Copy word for word the lines in the records below, starting at the line with "Give me the" and ending at the line with "const legendOrder = ['Non". Skip the pictures.

___ Records for the task ___

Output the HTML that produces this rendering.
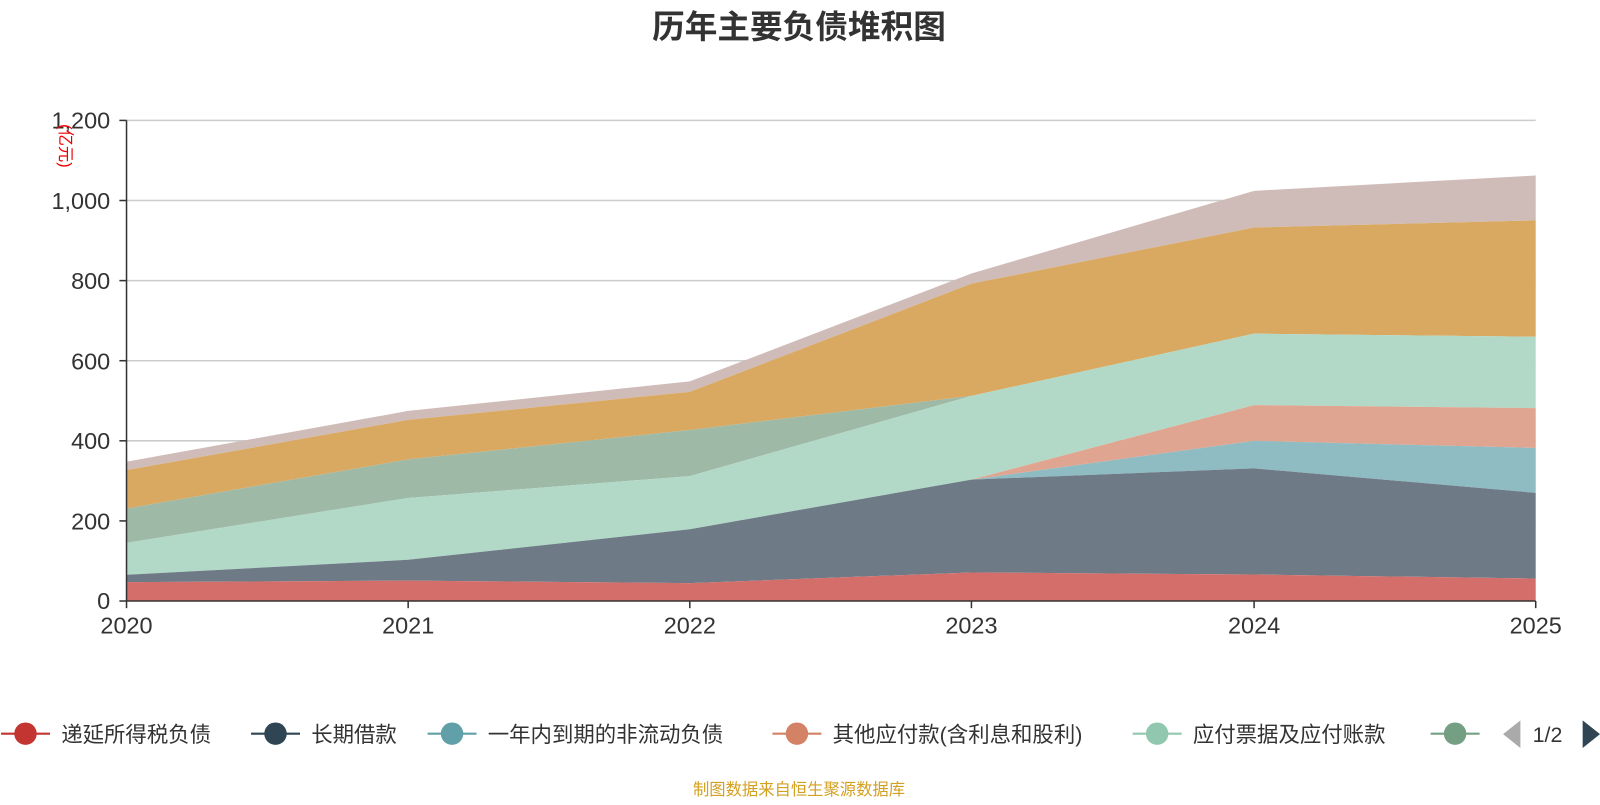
<!DOCTYPE html>
<html><head><meta charset="utf-8"><style>
body{margin:0;background:#fff;}
svg text{font-family:"Liberation Sans","Noto Sans CJK SC",sans-serif;}
</style></head><body>
<svg width="1600" height="800" viewBox="0 0 1568 784" xmlns="http://www.w3.org/2000/svg">
<text x="783" y="37" text-anchor="middle" font-size="32" font-weight="bold" fill="#333">历年主要负债堆积图</text>
<g stroke="#ccc" stroke-width="1.5">
<line x1="124" y1="118" x2="1505" y2="118"/><line x1="124" y1="196.5" x2="1505" y2="196.5"/>
<line x1="124" y1="275" x2="1505" y2="275"/><line x1="124" y1="353.5" x2="1505" y2="353.5"/>
<line x1="124" y1="432" x2="1505" y2="432"/><line x1="124" y1="510.5" x2="1505" y2="510.5"/>
</g>
<polygon fill="#cfbcb8" points="124,452.5 400,402.7 676,373.8 952,268 1229,187 1505,172 1505,216 1229,223 952,278 676,384 400,411.5 124,460.7"/>
<polygon fill="#d9a962" points="124,460.7 400,411.5 676,384 952,278 1229,223 1505,216 1505,330 1229,327 952,388 676,421.4 400,450.2 124,498.4"/>
<polygon fill="#9eb9a6" points="124,498.4 400,450.2 676,421.4 952,388 952,388 676,466.6 400,488 124,532"/>
<polygon fill="#b2d9c7" points="124,532 400,488 676,466.6 952,388 1229,327 1505,330 1505,400 1229,397 952,470 676,518.7 400,548.6 124,563.3"/>
<polygon fill="#e0a590" points="952,470 1229,397 1505,400 1505,439 1229,432 952,470"/>
<polygon fill="#8fbbc2" points="952,470 1229,432 1505,439 1505,483 1229,459 952,470"/>
<polygon fill="#6e7b87" points="124,563.3 400,548.6 676,518.7 952,470 1229,459 1505,483 1505,567 1229,563 952,561 676,571.5 400,569 124,570.5"/>
<polygon fill="#d46e6b" points="124,570.5 400,569 676,571.5 952,561 1229,563 1505,567 1505,589 124,589"/>
<g stroke="#333" stroke-width="1.5">
<line x1="124" y1="118" x2="124" y2="589"/><line x1="124" y1="589" x2="1505" y2="589"/>
<line x1="117" y1="118" x2="124" y2="118"/><line x1="117" y1="196.5" x2="124" y2="196.5"/><line x1="117" y1="275" x2="124" y2="275"/><line x1="117" y1="353.5" x2="124" y2="353.5"/><line x1="117" y1="432" x2="124" y2="432"/><line x1="117" y1="510.5" x2="124" y2="510.5"/><line x1="117" y1="589" x2="124" y2="589"/>
<line x1="124" y1="589" x2="124" y2="596"/><line x1="400" y1="589" x2="400" y2="596"/><line x1="676" y1="589" x2="676" y2="596"/><line x1="952" y1="589" x2="952" y2="596"/><line x1="1229" y1="589" x2="1229" y2="596"/><line x1="1505" y1="589" x2="1505" y2="596"/>
</g>
<g font-size="23" fill="#333" text-anchor="end">
<text x="108" y="126">1,200</text><text x="108" y="205">1,000</text><text x="108" y="283">800</text><text x="108" y="362">600</text><text x="108" y="440">400</text><text x="108" y="519">200</text><text x="108" y="597">0</text>
</g>
<g font-size="23" fill="#333" text-anchor="middle">
<text x="124" y="621">2020</text><text x="400" y="621">2021</text><text x="676" y="621">2022</text><text x="952" y="621">2023</text><text x="1229" y="621">2024</text><text x="1505" y="621">2025</text>
</g>
<text transform="translate(59,143) rotate(90)" text-anchor="middle" font-size="16" fill="#e00">(亿元)</text>
<g font-size="21" fill="#333">
<line x1="1" y1="719" x2="49" y2="719" stroke="#c23531" stroke-width="2"/><circle cx="25" cy="719" r="11" fill="#c23531"/><text x="60" y="727">递延所得税负债</text>
<line x1="246" y1="719" x2="294" y2="719" stroke="#2f4554" stroke-width="2"/><circle cx="270" cy="719" r="11" fill="#2f4554"/><text x="305" y="727">长期借款</text>
<line x1="419" y1="719" x2="467" y2="719" stroke="#61a0a8" stroke-width="2"/><circle cx="443" cy="719" r="11" fill="#61a0a8"/><text x="478" y="727">一年内到期的非流动负债</text>
<line x1="757" y1="719" x2="805" y2="719" stroke="#d48265" stroke-width="2"/><circle cx="781" cy="719" r="11" fill="#d48265"/><text x="816" y="727">其他应付款(含利息和股利)</text>
<line x1="1110" y1="719" x2="1158" y2="719" stroke="#91c7ae" stroke-width="2"/><circle cx="1134" cy="719" r="11" fill="#91c7ae"/><text x="1169" y="727">应付票据及应付账款</text>
<line x1="1402" y1="719" x2="1450" y2="719" stroke="#749f83" stroke-width="2"/><circle cx="1426" cy="719" r="11" fill="#749f83"/>
<polygon points="1490,706 1490,733 1473,719.5" fill="#aaa"/>
<text x="1502" y="727">1/2</text>
<polygon points="1551,706 1551,733 1568,719.5" fill="#2f4554"/>
</g>
<text x="783" y="779" text-anchor="middle" font-size="16" fill="#d4a020">制图数据来自恒生聚源数据库</text>
</svg>
</body></html>
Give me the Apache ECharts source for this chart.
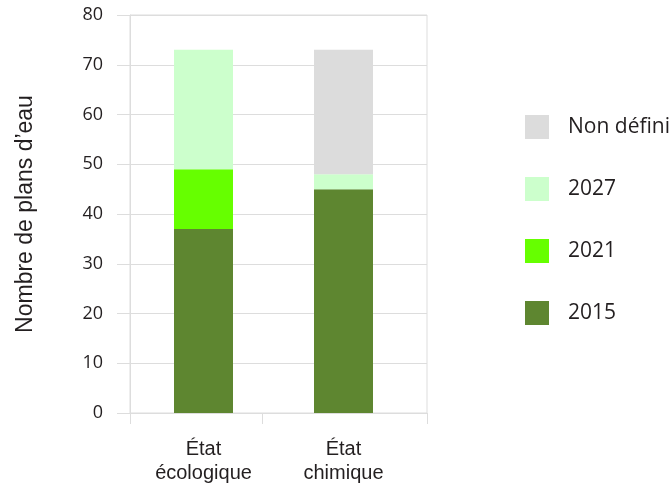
<!DOCTYPE html>
<html>
<head>
<meta charset="utf-8">
<script src="https://cdn.jsdelivr.net/npm/echarts@6/dist/echarts.min.js"></script>
<style>html,body{margin:0;padding:0;background:#fff;}#c{width:672px;height:486px;}</style>
</head>
<body>
<div id="c"></div>
<script>
const categories = ['État\nécologique', 'État\nchimique'];
const v2015 = [37, 45];
const v2021 = [12, 0];
const v2027 = [24, 3];
const vNonDefini = [0, 25];
const yTicks = [0, 10, 20, 30, 40, 50, 60, 70, 80];
const legendOrder = ['Non défini', '2027', '2021', '2015'];

const chart = echarts.init(document.getElementById('c'), null, {renderer: 'canvas'});
const mk = (name, arr, color) => ({
  name: name, type: 'bar', stack: 'total', barWidth: 59,
  xAxisIndex: 1, yAxisIndex: 1,
  data: arr, itemStyle: {color: color}, emphasis: {disabled: true}
});
chart.setOption({
  animation: false,
  grid: [
    {left: 130, right: 245, top: 15, bottom: 73, show: true, borderColor: '#dddddd', borderWidth: 1},
    {left: 133.5, right: 258.5, top: 15, bottom: 73}
  ],
  legend: {
    orient: 'vertical', left: 520, top: 110, itemWidth: 24, itemHeight: 24, itemGap: 38,
    icon: 'rect', data: legendOrder, selectedMode: false,
    textStyle: {fontFamily: 'Open Sans', fontSize: 21, color: '#231f20', padding: [0, 0, 0, 14]}
  },
  xAxis: [
    {
      gridIndex: 0, type: 'value', min: -0.525, max: 1.596,
      splitLine: {show: false},
      axisLine: {show: true, onZero: false, lineStyle: {color: '#dddddd', width: 1}},
      axisTick: {show: true, length: 11, customValues: [-0.525, 0.418, 1.596], lineStyle: {color: '#dddddd'}},
      axisLabel: {show: false}
    },
    {
      gridIndex: 1, type: 'category', data: categories,
      axisLine: {show: false}, axisTick: {show: false}, splitLine: {show: false},
      axisLabel: {
        margin: 24, lineHeight: 24,
        fontFamily: 'Liberation Sans', fontSize: 20, color: '#231f20'
      }
    }
  ],
  yAxis: [
    {
      gridIndex: 0, type: 'value', min: 0, max: 80, interval: 10,
      name: 'Nombre de plans d’eau', nameLocation: 'middle', nameRotate: 90, nameGap: 93,
      nameTextStyle: {fontFamily: 'Liberation Sans', fontSize: 23, color: '#231f20'},
      axisLine: {show: true, onZero: false, lineStyle: {color: '#dddddd'}},
      axisTick: {show: true, length: 13, lineStyle: {color: '#dddddd'}},
      splitLine: {show: true, lineStyle: {color: '#dddddd', width: 1}},
      axisLabel: {
        margin: 27, fontFamily: 'Open Sans', fontSize: 18, color: '#231f20',
        formatter: v => yTicks.indexOf(v) >= 0 ? String(v) : ''
      }
    },
    {
      gridIndex: 1, type: 'value', min: 0, max: 80, interval: 10, show: false,
      splitLine: {show: false}
    }
  ],
  series: [
    mk('2015', v2015, '#5e8630'),
    mk('2021', v2021, '#66ff00'),
    mk('2027', v2027, '#ccffcc'),
    mk('Non défini', vNonDefini, '#dcdcdc')
  ]
});
</script>
</body>
</html>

___

**Correct answer:**
Give me the Apache ECharts source for this chart.
<!DOCTYPE html>
<html>
<head>
<meta charset="utf-8">
<script src="https://cdn.jsdelivr.net/npm/echarts@6/dist/echarts.min.js"></script>
<style>html,body{margin:0;padding:0;background:#fff;}#c{width:672px;height:486px;}</style>
</head>
<body>
<div id="c"></div>
<script>
const categories = ['État\nécologique', 'État\nchimique'];
const v2015 = [37, 45];
const v2021 = [12, 0];
const v2027 = [24, 3];
const vNonDefini = [0, 25];
const yTicks = [0, 10, 20, 30, 40, 50, 60, 70, 80];
const legendOrder = ['Non défini', '2027', '2021', '2015'];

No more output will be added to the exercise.